2) Newer OBDII implementations monitor both resistance and voltage across the fuel injector coil. If the injector driver does not go high to near battery voltage when the injector is off, or the coil resistance is significantly different from what it expects, the ECU will go into limp mode and throw injector circuit codes. This is due to the ECU no longer “seeing” a coil attached to it— I suspect the solution is to add a load via a coil to the ECU pin, though I’m not sure whether or not that will break the arduino input.

8. Martin Johann Kloppers - 2012/02/09

I have an MR2 and am trying to get a decent signal into my arduino for MaxMSP to display/utilize RPM… I am also running an MSD 6A ignition box, coil, and tach adapter, if that provides any further options.

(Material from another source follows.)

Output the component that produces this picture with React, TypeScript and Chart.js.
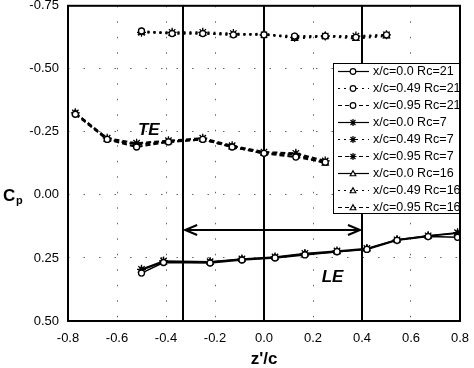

I am currently trying an LM1815 chip to utilize the NE signal, but perhaps there are other ways of getting a useable signal into the arduino either with analog or digital inputs. I am not certain if my software (Maxuino which liasons between arduino and MaxMSP) will know how to interpret interrupts.

Is there a way to do it either with voltage or with pwn?

Martin Johann Kloppers - 2012/02/09

“pwm” lol

Michael - 2012/02/12

Hi Martin. I replied to your other comment regarding the crank signal. Detecting the IGT signal has been very successful. Primarily because this is a clean, high voltage signal compared to the low output of the crank VR sensor.
Of course you’ll have to consider whether your MR2 has a wasted-spark ignition setup to be sure you get RPM measurements in decel.

9. Martin Johann Kloppers - 2012/02/27

Thanks for the reply.
What do I need to do to the IGT signal for it to go into the arduino? And which inputs does it go into? Does it also utilize the LM1815 to do so?

Michael - 2012/02/27

Nothing, and any of them ;) See my reply to you under the 0.3 2jzduino release blog entry.